◆ **YOUR TASK**
Can you transcribe every line exactly and leave the pictures behind?

◆ **Records with drawing code**
• • • • • • •

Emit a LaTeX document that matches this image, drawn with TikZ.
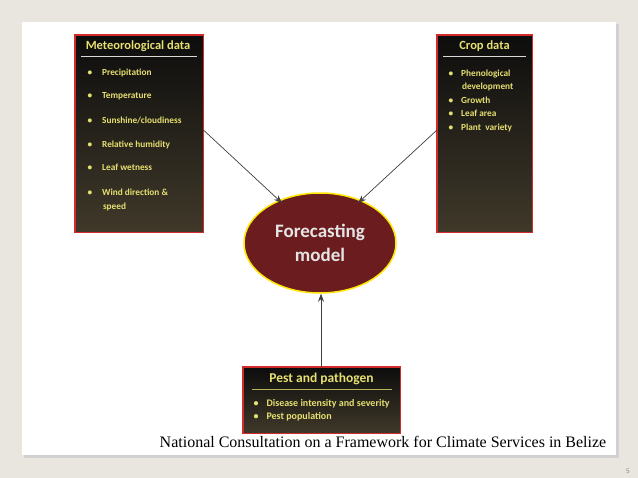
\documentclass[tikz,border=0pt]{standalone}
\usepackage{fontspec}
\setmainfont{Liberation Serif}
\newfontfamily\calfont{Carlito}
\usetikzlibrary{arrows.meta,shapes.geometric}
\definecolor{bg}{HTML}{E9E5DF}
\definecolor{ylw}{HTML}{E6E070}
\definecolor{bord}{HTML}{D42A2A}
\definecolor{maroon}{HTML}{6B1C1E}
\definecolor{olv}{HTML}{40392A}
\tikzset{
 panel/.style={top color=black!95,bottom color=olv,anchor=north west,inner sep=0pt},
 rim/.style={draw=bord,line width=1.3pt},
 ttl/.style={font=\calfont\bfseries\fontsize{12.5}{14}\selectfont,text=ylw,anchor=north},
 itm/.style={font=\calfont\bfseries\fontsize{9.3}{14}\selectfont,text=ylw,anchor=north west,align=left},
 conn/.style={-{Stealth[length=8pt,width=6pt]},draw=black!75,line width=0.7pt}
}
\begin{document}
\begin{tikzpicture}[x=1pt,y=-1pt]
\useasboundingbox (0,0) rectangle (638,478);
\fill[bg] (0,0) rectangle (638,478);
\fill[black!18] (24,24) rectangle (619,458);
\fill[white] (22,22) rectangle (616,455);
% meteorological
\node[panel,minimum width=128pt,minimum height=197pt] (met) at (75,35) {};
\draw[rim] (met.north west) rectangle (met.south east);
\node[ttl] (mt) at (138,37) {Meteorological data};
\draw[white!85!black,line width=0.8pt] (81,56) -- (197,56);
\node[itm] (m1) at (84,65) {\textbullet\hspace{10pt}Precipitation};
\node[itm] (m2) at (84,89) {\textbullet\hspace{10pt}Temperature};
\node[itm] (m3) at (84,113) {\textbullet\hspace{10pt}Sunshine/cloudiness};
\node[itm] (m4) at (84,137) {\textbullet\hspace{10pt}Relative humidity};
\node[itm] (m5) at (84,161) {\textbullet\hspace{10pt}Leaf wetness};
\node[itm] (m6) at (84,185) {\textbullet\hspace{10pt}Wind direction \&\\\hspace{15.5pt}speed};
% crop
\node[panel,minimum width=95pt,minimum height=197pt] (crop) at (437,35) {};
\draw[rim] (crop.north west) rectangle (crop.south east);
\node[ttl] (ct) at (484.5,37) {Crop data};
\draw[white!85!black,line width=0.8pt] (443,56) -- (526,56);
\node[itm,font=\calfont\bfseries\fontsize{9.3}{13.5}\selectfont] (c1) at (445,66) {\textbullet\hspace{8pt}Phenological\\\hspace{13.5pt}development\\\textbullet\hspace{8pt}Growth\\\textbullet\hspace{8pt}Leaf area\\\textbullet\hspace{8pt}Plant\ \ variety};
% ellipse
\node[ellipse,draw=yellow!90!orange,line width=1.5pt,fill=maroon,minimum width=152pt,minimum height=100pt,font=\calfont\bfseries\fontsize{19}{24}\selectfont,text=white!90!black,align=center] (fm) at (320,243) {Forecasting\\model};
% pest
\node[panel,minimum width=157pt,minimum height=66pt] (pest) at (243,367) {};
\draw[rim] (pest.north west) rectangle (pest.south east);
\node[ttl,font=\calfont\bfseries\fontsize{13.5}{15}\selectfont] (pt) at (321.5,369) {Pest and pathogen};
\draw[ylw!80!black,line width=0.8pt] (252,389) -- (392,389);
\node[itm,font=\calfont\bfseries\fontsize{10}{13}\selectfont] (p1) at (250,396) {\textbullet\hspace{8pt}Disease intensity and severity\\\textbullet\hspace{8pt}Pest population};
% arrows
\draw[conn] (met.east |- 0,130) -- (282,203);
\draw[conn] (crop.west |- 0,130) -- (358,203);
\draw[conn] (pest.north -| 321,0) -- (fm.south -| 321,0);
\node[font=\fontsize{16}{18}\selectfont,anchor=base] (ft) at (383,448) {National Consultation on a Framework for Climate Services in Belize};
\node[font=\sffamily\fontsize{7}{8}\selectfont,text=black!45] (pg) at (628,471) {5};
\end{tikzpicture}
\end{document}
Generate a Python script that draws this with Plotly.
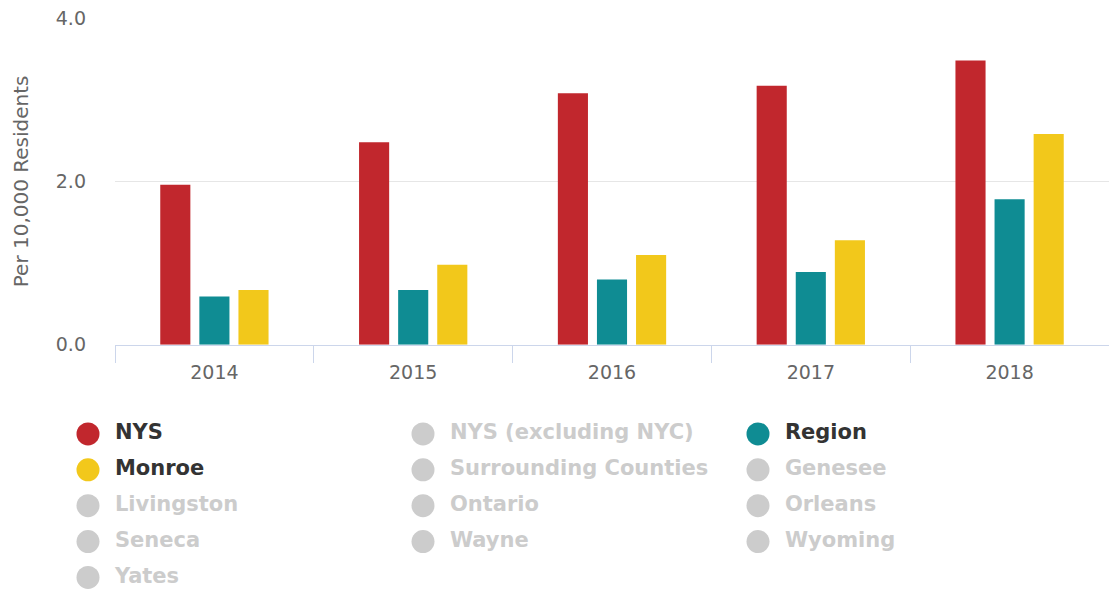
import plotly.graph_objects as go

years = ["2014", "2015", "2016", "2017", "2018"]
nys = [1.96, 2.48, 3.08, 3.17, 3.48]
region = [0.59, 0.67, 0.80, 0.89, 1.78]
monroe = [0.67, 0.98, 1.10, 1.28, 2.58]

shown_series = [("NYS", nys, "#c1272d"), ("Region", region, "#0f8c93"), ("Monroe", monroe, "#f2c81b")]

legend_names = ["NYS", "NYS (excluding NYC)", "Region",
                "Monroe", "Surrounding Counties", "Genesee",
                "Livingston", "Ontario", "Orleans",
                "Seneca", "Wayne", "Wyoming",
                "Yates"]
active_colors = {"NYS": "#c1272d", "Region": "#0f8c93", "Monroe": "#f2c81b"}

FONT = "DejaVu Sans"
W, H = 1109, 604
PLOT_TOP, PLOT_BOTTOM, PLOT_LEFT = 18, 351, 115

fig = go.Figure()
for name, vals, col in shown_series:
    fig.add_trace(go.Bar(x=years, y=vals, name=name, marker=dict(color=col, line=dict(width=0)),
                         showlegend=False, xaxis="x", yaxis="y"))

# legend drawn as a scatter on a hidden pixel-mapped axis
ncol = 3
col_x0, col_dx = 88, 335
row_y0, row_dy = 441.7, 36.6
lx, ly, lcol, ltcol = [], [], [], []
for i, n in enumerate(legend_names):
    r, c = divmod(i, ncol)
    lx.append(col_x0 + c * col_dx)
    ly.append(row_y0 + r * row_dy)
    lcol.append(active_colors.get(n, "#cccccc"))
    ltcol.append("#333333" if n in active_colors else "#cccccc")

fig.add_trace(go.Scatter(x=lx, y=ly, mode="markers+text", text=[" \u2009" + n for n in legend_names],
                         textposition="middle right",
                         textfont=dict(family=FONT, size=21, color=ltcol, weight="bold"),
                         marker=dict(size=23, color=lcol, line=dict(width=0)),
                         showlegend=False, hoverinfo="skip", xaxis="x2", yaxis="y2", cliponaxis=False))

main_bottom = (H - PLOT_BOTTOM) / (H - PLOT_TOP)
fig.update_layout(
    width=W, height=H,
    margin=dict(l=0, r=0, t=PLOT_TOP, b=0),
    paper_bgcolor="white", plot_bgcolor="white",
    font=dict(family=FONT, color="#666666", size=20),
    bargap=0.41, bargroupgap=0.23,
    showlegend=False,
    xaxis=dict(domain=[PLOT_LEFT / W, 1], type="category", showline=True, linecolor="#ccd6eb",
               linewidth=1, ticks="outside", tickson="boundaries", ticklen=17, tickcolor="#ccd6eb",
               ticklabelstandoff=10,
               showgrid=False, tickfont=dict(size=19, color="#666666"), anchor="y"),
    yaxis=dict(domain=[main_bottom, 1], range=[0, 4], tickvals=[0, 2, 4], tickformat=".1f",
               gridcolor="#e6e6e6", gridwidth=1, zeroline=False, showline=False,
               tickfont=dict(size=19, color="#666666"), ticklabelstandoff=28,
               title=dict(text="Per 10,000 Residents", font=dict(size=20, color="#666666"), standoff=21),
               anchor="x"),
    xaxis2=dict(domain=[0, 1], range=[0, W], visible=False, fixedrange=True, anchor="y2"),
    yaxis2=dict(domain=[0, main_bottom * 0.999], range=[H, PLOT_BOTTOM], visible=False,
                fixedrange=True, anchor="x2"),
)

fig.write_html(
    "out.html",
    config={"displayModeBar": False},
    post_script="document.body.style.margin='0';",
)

• • • • • • •

◆ **FULL OUTPUT**
Emit a LaTeX document that matches this image, drawn with TikZ.
\documentclass[tikz,border=0pt]{standalone}
\usepackage{fontspec}
\setmainfont{Liberation Serif}
\newfontfamily\calfont{Carlito}
\usetikzlibrary{arrows.meta,shapes.geometric}
\definecolor{bg}{HTML}{E9E5DF}
\definecolor{ylw}{HTML}{E6E070}
\definecolor{bord}{HTML}{D42A2A}
\definecolor{maroon}{HTML}{6B1C1E}
\definecolor{olv}{HTML}{40392A}
\tikzset{
 panel/.style={top color=black!95,bottom color=olv,anchor=north west,inner sep=0pt},
 rim/.style={draw=bord,line width=1.3pt},
 ttl/.style={font=\calfont\bfseries\fontsize{12.5}{14}\selectfont,text=ylw,anchor=north},
 itm/.style={font=\calfont\bfseries\fontsize{9.3}{14}\selectfont,text=ylw,anchor=north west,align=left},
 conn/.style={-{Stealth[length=8pt,width=6pt]},draw=black!75,line width=0.7pt}
}
\begin{document}
\begin{tikzpicture}[x=1pt,y=-1pt]
\useasboundingbox (0,0) rectangle (638,478);
\fill[bg] (0,0) rectangle (638,478);
\fill[black!18] (24,24) rectangle (619,458);
\fill[white] (22,22) rectangle (616,455);
% meteorological
\node[panel,minimum width=128pt,minimum height=197pt] (met) at (75,35) {};
\draw[rim] (met.north west) rectangle (met.south east);
\node[ttl] (mt) at (138,37) {Meteorological data};
\draw[white!85!black,line width=0.8pt] (81,56) -- (197,56);
\node[itm] (m1) at (84,65) {\textbullet\hspace{10pt}Precipitation};
\node[itm] (m2) at (84,89) {\textbullet\hspace{10pt}Temperature};
\node[itm] (m3) at (84,113) {\textbullet\hspace{10pt}Sunshine/cloudiness};
\node[itm] (m4) at (84,137) {\textbullet\hspace{10pt}Relative humidity};
\node[itm] (m5) at (84,161) {\textbullet\hspace{10pt}Leaf wetness};
\node[itm] (m6) at (84,185) {\textbullet\hspace{10pt}Wind direction \&\\\hspace{15.5pt}speed};
% crop
\node[panel,minimum width=95pt,minimum height=197pt] (crop) at (437,35) {};
\draw[rim] (crop.north west) rectangle (crop.south east);
\node[ttl] (ct) at (484.5,37) {Crop data};
\draw[white!85!black,line width=0.8pt] (443,56) -- (526,56);
\node[itm,font=\calfont\bfseries\fontsize{9.3}{13.5}\selectfont] (c1) at (445,66) {\textbullet\hspace{8pt}Phenological\\\hspace{13.5pt}development\\\textbullet\hspace{8pt}Growth\\\textbullet\hspace{8pt}Leaf area\\\textbullet\hspace{8pt}Plant\ \ variety};
% ellipse
\node[ellipse,draw=yellow!90!orange,line width=1.5pt,fill=maroon,minimum width=152pt,minimum height=100pt,font=\calfont\bfseries\fontsize{19}{24}\selectfont,text=white!90!black,align=center] (fm) at (320,243) {Forecasting\\model};
% pest
\node[panel,minimum width=157pt,minimum height=66pt] (pest) at (243,367) {};
\draw[rim] (pest.north west) rectangle (pest.south east);
\node[ttl,font=\calfont\bfseries\fontsize{13.5}{15}\selectfont] (pt) at (321.5,369) {Pest and pathogen};
\draw[ylw!80!black,line width=0.8pt] (252,389) -- (392,389);
\node[itm,font=\calfont\bfseries\fontsize{10}{13}\selectfont] (p1) at (250,396) {\textbullet\hspace{8pt}Disease intensity and severity\\\textbullet\hspace{8pt}Pest population};
% arrows
\draw[conn] (met.east |- 0,130) -- (282,203);
\draw[conn] (crop.west |- 0,130) -- (358,203);
\draw[conn] (pest.north -| 321,0) -- (fm.south -| 321,0);
\node[font=\fontsize{16}{18}\selectfont,anchor=base] (ft) at (383,448) {National Consultation on a Framework for Climate Services in Belize};
\node[font=\sffamily\fontsize{7}{8}\selectfont,text=black!45] (pg) at (628,471) {5};
\end{tikzpicture}
\end{document}
Generate a Python script that draws this with Plotly.
import plotly.graph_objects as go

years = ["2014", "2015", "2016", "2017", "2018"]
nys = [1.96, 2.48, 3.08, 3.17, 3.48]
region = [0.59, 0.67, 0.80, 0.89, 1.78]
monroe = [0.67, 0.98, 1.10, 1.28, 2.58]

shown_series = [("NYS", nys, "#c1272d"), ("Region", region, "#0f8c93"), ("Monroe", monroe, "#f2c81b")]

legend_names = ["NYS", "NYS (excluding NYC)", "Region",
                "Monroe", "Surrounding Counties", "Genesee",
                "Livingston", "Ontario", "Orleans",
                "Seneca", "Wayne", "Wyoming",
                "Yates"]
active_colors = {"NYS": "#c1272d", "Region": "#0f8c93", "Monroe": "#f2c81b"}

FONT = "DejaVu Sans"
W, H = 1109, 604
PLOT_TOP, PLOT_BOTTOM, PLOT_LEFT = 18, 351, 115

fig = go.Figure()
for name, vals, col in shown_series:
    fig.add_trace(go.Bar(x=years, y=vals, name=name, marker=dict(color=col, line=dict(width=0)),
                         showlegend=False, xaxis="x", yaxis="y"))

# legend drawn as a scatter on a hidden pixel-mapped axis
ncol = 3
col_x0, col_dx = 88, 335
row_y0, row_dy = 441.7, 36.6
lx, ly, lcol, ltcol = [], [], [], []
for i, n in enumerate(legend_names):
    r, c = divmod(i, ncol)
    lx.append(col_x0 + c * col_dx)
    ly.append(row_y0 + r * row_dy)
    lcol.append(active_colors.get(n, "#cccccc"))
    ltcol.append("#333333" if n in active_colors else "#cccccc")

fig.add_trace(go.Scatter(x=lx, y=ly, mode="markers+text", text=[" \u2009" + n for n in legend_names],
                         textposition="middle right",
                         textfont=dict(family=FONT, size=21, color=ltcol, weight="bold"),
                         marker=dict(size=23, color=lcol, line=dict(width=0)),
                         showlegend=False, hoverinfo="skip", xaxis="x2", yaxis="y2", cliponaxis=False))

main_bottom = (H - PLOT_BOTTOM) / (H - PLOT_TOP)
fig.update_layout(
    width=W, height=H,
    margin=dict(l=0, r=0, t=PLOT_TOP, b=0),
    paper_bgcolor="white", plot_bgcolor="white",
    font=dict(family=FONT, color="#666666", size=20),
    bargap=0.41, bargroupgap=0.23,
    showlegend=False,
    xaxis=dict(domain=[PLOT_LEFT / W, 1], type="category", showline=True, linecolor="#ccd6eb",
               linewidth=1, ticks="outside", tickson="boundaries", ticklen=17, tickcolor="#ccd6eb",
               ticklabelstandoff=10,
               showgrid=False, tickfont=dict(size=19, color="#666666"), anchor="y"),
    yaxis=dict(domain=[main_bottom, 1], range=[0, 4], tickvals=[0, 2, 4], tickformat=".1f",
               gridcolor="#e6e6e6", gridwidth=1, zeroline=False, showline=False,
               tickfont=dict(size=19, color="#666666"), ticklabelstandoff=28,
               title=dict(text="Per 10,000 Residents", font=dict(size=20, color="#666666"), standoff=21),
               anchor="x"),
    xaxis2=dict(domain=[0, 1], range=[0, W], visible=False, fixedrange=True, anchor="y2"),
    yaxis2=dict(domain=[0, main_bottom * 0.999], range=[H, PLOT_BOTTOM], visible=False,
                fixedrange=True, anchor="x2"),
)

fig.write_html(
    "out.html",
    config={"displayModeBar": False},
    post_script="document.body.style.margin='0';",
)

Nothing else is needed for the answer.